What you need is a dedicated time that you set aside just to write. Even if it’s noodling in your journal or free writing about that cat you saw in the window you walked by. Taking the time to prioritize your writing over all the other demands in your life will serve you well. Will this make you an instant best seller? Maybe. It will make you a finisher of projects and that is one step closer to authorship.

Angela’s Writing Habit – Better than Wheat Grass

My writing habit needs to be in the morning, before the kids wake up, or at night, after they’re in bed. I can’t write while distracted. It’s not just harder, it’s frustrating to be constantly pulled away from the thought and then I’m being not just a half-assed writer but an inattentive mom and both feel bad.

Writing should be all good. I had to experiment a few different times and days, and I found the best time for me is 5am, five days a week. I don’t recommend this for everyone but for me, with two young kids who are often awake by 6am for the day, and two part time jobs, this is what works. And I carry that satisfied, I admit it, smug-I-got-stuff-done attitude all day. Try it – the feeling is better than eating wheat grass for breakfast and recycling all your plastics.

A Sacred Space

Try making your writing time a sacred meeting with yourself. Light a candle, listen to your favorite music, it isn’t a ‘have-to’, it’s a ‘can’t wait to wake up and do this for myself’ thing.

Everyone who knows me knows I am not with the self-discipline. The only reason I’m not 600 pounds overweight is because my stomach is a delicate flower. Cake is my nemesis. And I love, love, love to sleep. Sleep is my favorite. So what pulls me out of bed and into the chair isn’t sheer will power. It’s that I know I’m going to enjoy this calm, quiet time to indulge in creating something all to myself. It’s my ‘me’ time. Writing isn’t a choice with me it’s a need, and I’ve learned to incorporate it into my life like all the other self-care things I do. It’s okay to need these things girls (and guys).

So, sorry for the dramatic title. But don’t wait for inspiration okay? You’ll be like skeleton guy in Raiders of the Lost Ark, the arrow of time through your heart. It’s never too late to start writing but life is better if you just give into it now. Right now.

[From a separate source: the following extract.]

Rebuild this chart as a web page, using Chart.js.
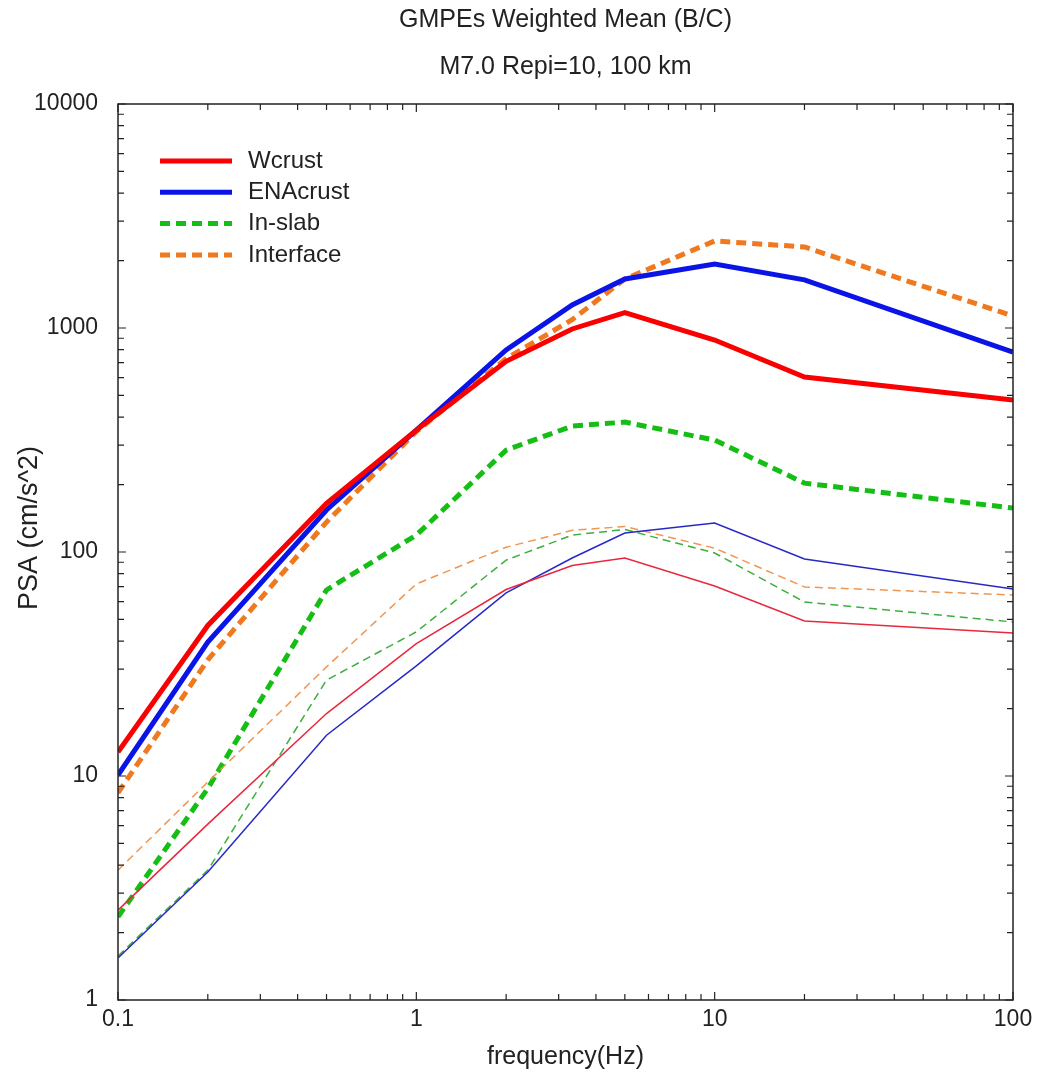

Off you get!

“If you wait for inspiration to write you’re not a writer, you’re a waiter.” Dan Poynter

It’s A Writer’s Life for Me!

“Writing is a craft, and storytelling is an art, and together they form this nebulous interstice where it’s just clowns juggling medium-sized cats and those cats are juggling little cat-sized chainsaws and the whole place is on fire and did I mention the “place” is actually a blimp and it’s drifting swiftly toward a flickering lighthouse operated by orphans?” Chuck Wendig

Isn’t that quote super fun? Doesn’t it make you feel like a rockstar for putting words to the page? It should. We put squiggly black lines on a white background and people download that into their brains. We create whole worlds and universes, characters we love and love to hate. Writers are weird, wonderful, amazing, MAGIC people.

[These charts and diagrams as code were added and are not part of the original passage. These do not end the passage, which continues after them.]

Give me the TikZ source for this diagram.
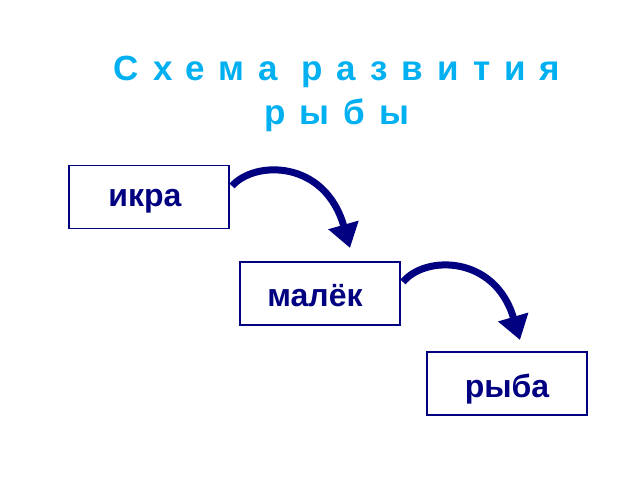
\documentclass[tikz,border=0pt]{standalone}
\usepackage{fontspec}
\setmainfont{Liberation Sans}
\usetikzlibrary{arrows.meta}
\definecolor{navy}{HTML}{000080}
\definecolor{ttl}{HTML}{00B0F0}
\begin{document}
\begin{tikzpicture}[x=1pt,y=-1pt,
  box/.style={draw=navy,line width=1.5pt,minimum width=160pt,minimum height=63pt,inner sep=0pt},
  lbl/.style={text=navy,font=\fontsize{32}{34}\selectfont\bfseries},
  arr/.style={draw=navy,line width=7pt,-{Triangle[length=24pt,width=30pt]}}]
\useasboundingbox (0,0) rectangle (640,480);
\fill[white] (0,0) rectangle (640,480);
\node[text=ttl,font=\fontsize{35}{44}\selectfont\bfseries\addfontfeatures{LetterSpace=40},align=center] (t) at (337,94) {Схема развития\\рыбы};
\node[box] (a) at (149,197) {};
\node[lbl] (at) at (145,201) {икра};
\node[box] (b) at (320,293.5) {};
\node[lbl] (bt) at (315,296) {малёк};
\node[box] (c) at (507,383.5) {};
\node[lbl] (ct) at (507,389) {рыба};
\coordinate (a1) at (232,186);
\coordinate (a2) at (350,248);
\coordinate (b1) at (403,282);
\coordinate (b2) at (520,340);
\draw[arr] (a1) .. controls (255,160) and (325,160) .. (a2);
\draw[arr] (b1) .. controls (425,255) and (495,255) .. (b2);
\end{tikzpicture}
\end{document}
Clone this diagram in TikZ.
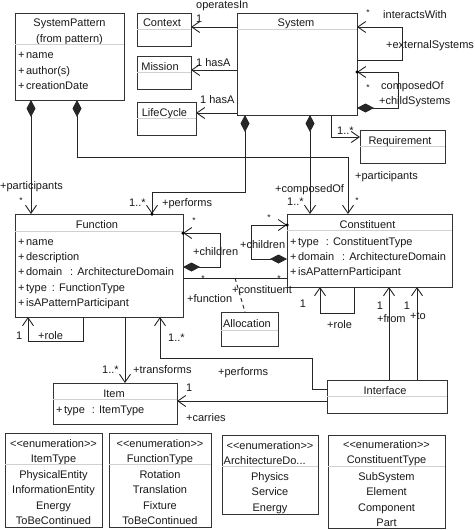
\documentclass[tikz,border=0pt]{standalone}
\usepackage{fontspec}
\setmainfont{Liberation Sans}
\usetikzlibrary{arrows.meta}
\newcommand{\enumhead}{<\kern0pt<enumeration>\kern0pt>}
\begin{document}
\begin{tikzpicture}[x=1pt,y=-1pt,
  ln/.style={line width=0.9pt, draw=black!85},
  box/.style={draw=black!80, line width=1pt, rectangle, anchor=north west, inner sep=0pt, outer sep=0pt},
  t/.style={font=\fontsize{11pt}{13pt}\selectfont, inner sep=0pt, text=black!90},
  tc/.style={t, anchor=base},
  tl/.style={t, anchor=base west},
  st/.style={font=\fontsize{8.5pt}{10pt}\selectfont, inner sep=0pt, text=black!90, anchor=base},
  sepl/.style={draw=black!18, line width=0.6pt},
  oa/.style={-{Straight Barb[length=8pt,width=11pt]}},
  diaoa/.style={{Diamond[length=17pt,width=9pt]}-{Straight Barb[length=8pt,width=11pt]}},
  own/.style={circle, fill=black, inner sep=0pt, minimum size=3.5pt},
]
\fill[white] (0,0) rectangle (474,530);
\useasboundingbox (0,0) rectangle (474,530);

% ---------- boxes ----------
\node[box, minimum width=109pt, minimum height=87pt] (sp) at (15,13) {};
\node[tc] (spT) at (69.5,27) {SystemPattern};
\node[tc] (spT2) at (69.5,42) {(from pattern)};
\draw[sepl] (sp.west|-0,44) -- (sp.east|-0,44);
\node[tl] (spA1) at (18,58) {+\kern1.5pt name};
\node[tl] (spA2) at (18,74) {+\kern1.5pt author(s)};
\node[tl] (spA3) at (18,89) {+\kern1.5pt creationDate};

\node[box, minimum width=54pt, minimum height=33pt] (ctx) at (137,13) {};
\node[tc] (ctxT) at (162,27) {Context};
\draw[sepl] (ctx.west|-0,29) -- (ctx.east|-0,29);

\node[box, minimum width=54pt, minimum height=33pt] (mis) at (137,56) {};
\node[tc] (misT) at (160,70) {Mission};
\draw[sepl] (mis.west|-0,72) -- (mis.east|-0,72);

\node[box, minimum width=59pt, minimum height=33pt] (lc) at (137,102) {};
\node[tc] (lcT) at (164.5,116) {LifeCycle};
\draw[sepl] (lc.west|-0,118) -- (lc.east|-0,118);

\node[box, minimum width=120pt, minimum height=102pt] (sys) at (237,13) {};
\node[tc] (sysT) at (296,27) {System};
\draw[sepl] (sys.west|-0,29) -- (sys.east|-0,29);

\node[box, minimum width=85pt, minimum height=33pt] (req) at (360,130) {};
\node[tc] (reqT) at (400,144) {Requirement};
\draw[sepl] (req.west|-0,146) -- (req.east|-0,146);

\node[box, minimum width=168pt, minimum height=103pt] (fn) at (15,214) {};
\node[tc] (fnT) at (97,228) {Function};
\draw[sepl] (fn.west|-0,231) -- (fn.east|-0,231);
\node[tl] (fnA1) at (18,245) {+\kern1.5pt name};
\node[tl] (fnA2) at (18,260) {+\kern1.5pt description};
\node[tl] (fnA3) at (18,275) {+\kern1.5pt domain\hspace{8pt}: ArchitectureDomain};
\node[tl] (fnA4) at (18,291) {+\kern1.5pt type\hspace{5pt}: FunctionType};
\node[tl] (fnA5) at (18,306) {+\kern1.5pt isAPatternParticipant};

\node[box, minimum width=165pt, minimum height=73pt] (con) at (287,214) {};
\node[tc] (conT) at (367.5,228) {Constituent};
\draw[sepl] (con.west|-0,230) -- (con.east|-0,230);
\node[tl] (conA1) at (290,245) {+\kern1.5pt type\hspace{7pt}: ConstituentType};
\node[tl] (conA2) at (290,260) {+\kern1.5pt domain\hspace{8pt}: ArchitectureDomain};
\node[tl] (conA3) at (290,275) {+\kern1.5pt isAPatternParticipant};

\node[box, minimum width=57pt, minimum height=34pt] (alloc) at (221,312) {};
\node[tc] (allocT) at (247,327) {Allocation};
\draw[sepl] (alloc.west|-0,330) -- (alloc.east|-0,330);

\node[box, minimum width=120pt, minimum height=33pt] (intf) at (327,380) {};
\node[tc] (intfT) at (385,394) {Interface};
\draw[sepl] (intf.west|-0,396) -- (intf.east|-0,396);

\node[box, minimum width=124pt, minimum height=41pt] (item) at (53,383) {};
\node[tc] (itemT) at (114,397) {Item};
\draw[sepl] (item.west|-0,399) -- (item.east|-0,399);
\node[tl] (itemA1) at (56,413) {+\kern1.5pt type\hspace{7pt}: ItemType};

% ---------- enumerations ----------
\node[box, minimum width=97pt, minimum height=94pt] (e1) at (5,433) {};
\node[tc] (e1a) at (53.5,447) {\enumhead};
\node[tc] (e1b) at (53.5,462) {ItemType};
\draw[sepl] (e1.west|-0,464) -- (e1.east|-0,464);
\node[tc] (e1c) at (53.5,478) {PhysicalEntity};
\node[tc] (e1d) at (53.5,493) {InformationEntity};
\node[tc] (e1e) at (53.5,509) {Energy};
\node[tc] (e1f) at (53.5,524) {ToBeContinued};

\node[box, minimum width=102pt, minimum height=94pt] (e2) at (109,433) {};
\node[tc] (e2a) at (160,447) {\enumhead};
\node[tc] (e2b) at (160,462) {FunctionType};
\draw[sepl] (e2.west|-0,464) -- (e2.east|-0,464);
\node[tc] (e2c) at (160,478) {Rotation};
\node[tc] (e2d) at (160,493) {Translation};
\node[tc] (e2e) at (160,509) {Fixture};
\node[tc] (e2f) at (160,524) {ToBeContinued};

\node[box, minimum width=96pt, minimum height=79pt] (e3) at (222,435) {};
\node[tc] (e3a) at (270,449) {\enumhead};
\node[tl] (e3b) at (223.5,464) {ArchitectureDo...};
\draw[sepl] (e3.west|-0,466) -- (e3.east|-0,466);
\node[tc] (e3c) at (270,480) {Physics};
\node[tc] (e3d) at (270,495) {Service};
\node[tc] (e3e) at (270,511) {Energy};

\node[box, minimum width=117pt, minimum height=93pt] (e4) at (328,435) {};
\node[tc] (e4a) at (386.5,448) {\enumhead};
\node[tc] (e4b) at (386.5,463) {ConstituentType};
\draw[sepl] (e4.west|-0,466) -- (e4.east|-0,466);
\node[tc] (e4c) at (386.5,480) {SubSystem};
\node[tc] (e4d) at (386.5,495) {Element};
\node[tc] (e4e) at (386.5,511) {Component};
\node[tc] (e4f) at (386.5,526) {Part};

% ---------- connectors ----------
\draw[ln,oa] (sys.west|-0,27) -- (ctx.east|-0,27);
\node[tl] (lOp) at (196,9) {operatesIn};
\node[tl] (lOp1) at (196,22) {1};

\draw[ln,oa] (sys.west|-0,70) -- (mis.east|-0,70);
\node[tl] (lMis) at (196,66) {1 hasA};

\draw[ln,oa] (sys.west|-0,113) -- (lc.east|-0,113);
\node[tl] (lLc) at (200,103) {1 hasA};

\draw[ln,oa] (sys.east|-0,60) -- (402,60) -- (402,27) -- (sys.east|-0,27);
\node[st] (lIw0) at (368,15) {*};
\node[tl] (lIw) at (383,19) {interactsWith};
\node[tl] (lIw2) at (386,48) {+externalSystems};

\draw[ln,diaoa] (sys.east|-0,108) -- (398,108) -- (398,72) -- (sys.east|-0,72);
\node[own] (o1) at (sys.east|-0,72) {};
\node[st] (lCo0) at (368,90) {*};
\node[tl] (lCo) at (381,89) {composedOf};
\node[tl] (lCo2) at (379,104) {+childSystems};

\draw[ln,oa] (331,0|-sys.south) -- (331,137) -- (req.west|-0,137);
\node[tl] (lReq) at (337,134) {1..*};

\draw[ln,diaoa] (245,0|-sys.south) -- (245,192) -- (152,192) -- (152,0|-fn.north);
\node[own] (o2) at (152,0|-fn.north) {};
\node[tl] (lPf1) at (129,206) {1..*};
\node[tl] (lPf2) at (162,206) {+performs};

\draw[ln,diaoa] (310,0|-sys.south) -- (310,0|-con.north);
\node[tl] (lSc1) at (275,192) {+composedOf};
\node[tl] (lSc2) at (287,205) {1..*};

\draw[ln,diaoa] (31,0|-sp.south) -- (31,0|-fn.north);
\node[tl] (lPa1) at (0,189) {+participants};
\node[st] (lPa2) at (21,203) {*};

\draw[ln,diaoa] (77,0|-sp.south) -- (77,157) -- (348,157) -- (348,0|-con.north);
\node[tl] (lPb1) at (355,179) {+participants};
\node[st] (lPb2) at (357,203) {*};

\draw[ln,diaoa] (fn.east|-0,267) -- (220,267) -- (220,233) -- (fn.east|-0,233);
\node[own] (o3) at (fn.east|-0,233) {};
\node[st] (lFc0) at (194,223) {*};
\node[tl] (lFc) at (193,255) {+children};

\draw[ln] (fn.east|-0,278) -- (con.west|-0,278);
\coordinate (ac) at (235,278);
\draw[ln,dash pattern=on 4pt off 3pt] (ac) -- (245,0|-alloc.north);
\node[st] (lFn0) at (203,281) {*};
\node[st] (lCn0) at (279,281) {*};
\node[tl] (lFn) at (187,302) {+function};
\node[tl] (lCn) at (232,293) {+constituent};

\draw[ln,diaoa] (con.west|-0,259) -- (251,259) -- (251,225) -- (con.west|-0,225);
\node[own] (o4) at (con.west|-0,225) {};
\node[st] (lCc0) at (269,220) {*};
\node[tl] (lCc) at (240,248) {+children};

\draw[ln,oa] (354,0|-con.south) -- (354,313) -- (320,313) -- (320,0|-con.south);
\node[tc] (lCr1) at (303,307) {1};
\node[tl] (lCr2) at (327,328) {+role};

\draw[ln,oa] (389,0|-intf.north) -- (389,0|-con.south);
\node[tc] (lFr1) at (380,309) {1};
\node[tl] (lFr2) at (377,322) {+from};
\draw[ln,oa] (417,0|-intf.north) -- (417,0|-con.south);
\node[tc] (lTo1) at (407,309) {1};
\node[tl] (lTo2) at (410,319) {+to};

\draw[ln,oa] (intf.west|-0,389) -- (312,389) -- (312,358) -- (160,358) -- (160,0|-fn.south);
\node[tl] (lIp1) at (168,341) {1..*};
\node[tl] (lIp2) at (218,375) {+performs};

\draw[ln,oa] (83,0|-fn.south) -- (83,341) -- (28,341) -- (28,0|-fn.south);
\node[tl] (lFr) at (16,339) {1};
\node[tl] (lFr3) at (38,339) {+role};

\draw[ln,oa] (125,0|-fn.south) -- (125,0|-item.north);
\node[tl] (lTr1) at (102,373) {1..*};
\node[tl] (lTr2) at (133,373) {+transforms};

\draw[ln,oa] (intf.west|-0,401) -- (item.east|-0,401);
\node[tl] (lCa1) at (186,391) {1};
\node[tl] (lCa2) at (186,421) {+carries};

\end{tikzpicture}
\end{document}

If you haven’t stopped to appreciate that wild, wonderful, where-does-it-come-from urge to create, I suggest you do so now. Go ahead, I’ll wait.

Okay now I want us to put some consistency behind the magic. Consistency is the vehicle that will drive your magic to it’s final destination, in printed (or e-printed form) and into the hands of someone who will be just lit from within, just set ablaze by the words you’ve written.

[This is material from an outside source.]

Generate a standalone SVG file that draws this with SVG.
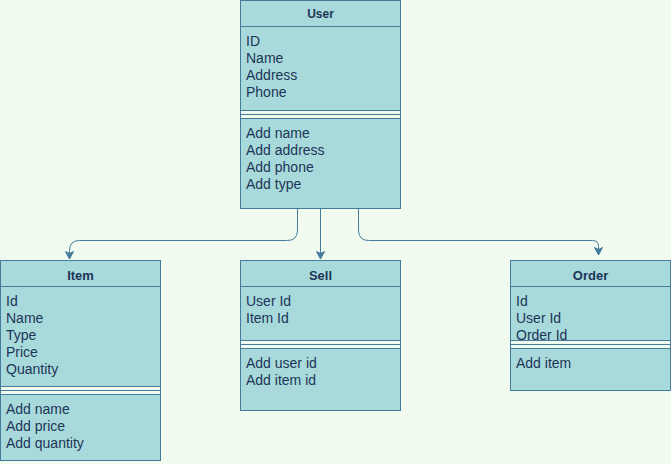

We are here to change the world – and to do that we need to develop the habit of writing. We need to honor that muse and show up regularly.

Gabriela Pereira at DIYMFA.com is the one that showed me how to do this and it is called iteration.

Iteration: the chance to play around with both the time of day and the set-up of your writing habit. Do you work better in the morning before the kids get up, or at night after they’re in bed? Is there a time during the day, right before lunch, that you usually can commit to a bit of time? How much time can you consistently manage and how much is too overwhelming?​


Keep playing around with when and where and how much until you find the ‘heck, yeah’ moments and commit to those. Then life changes again and you get to ‘play around’ again!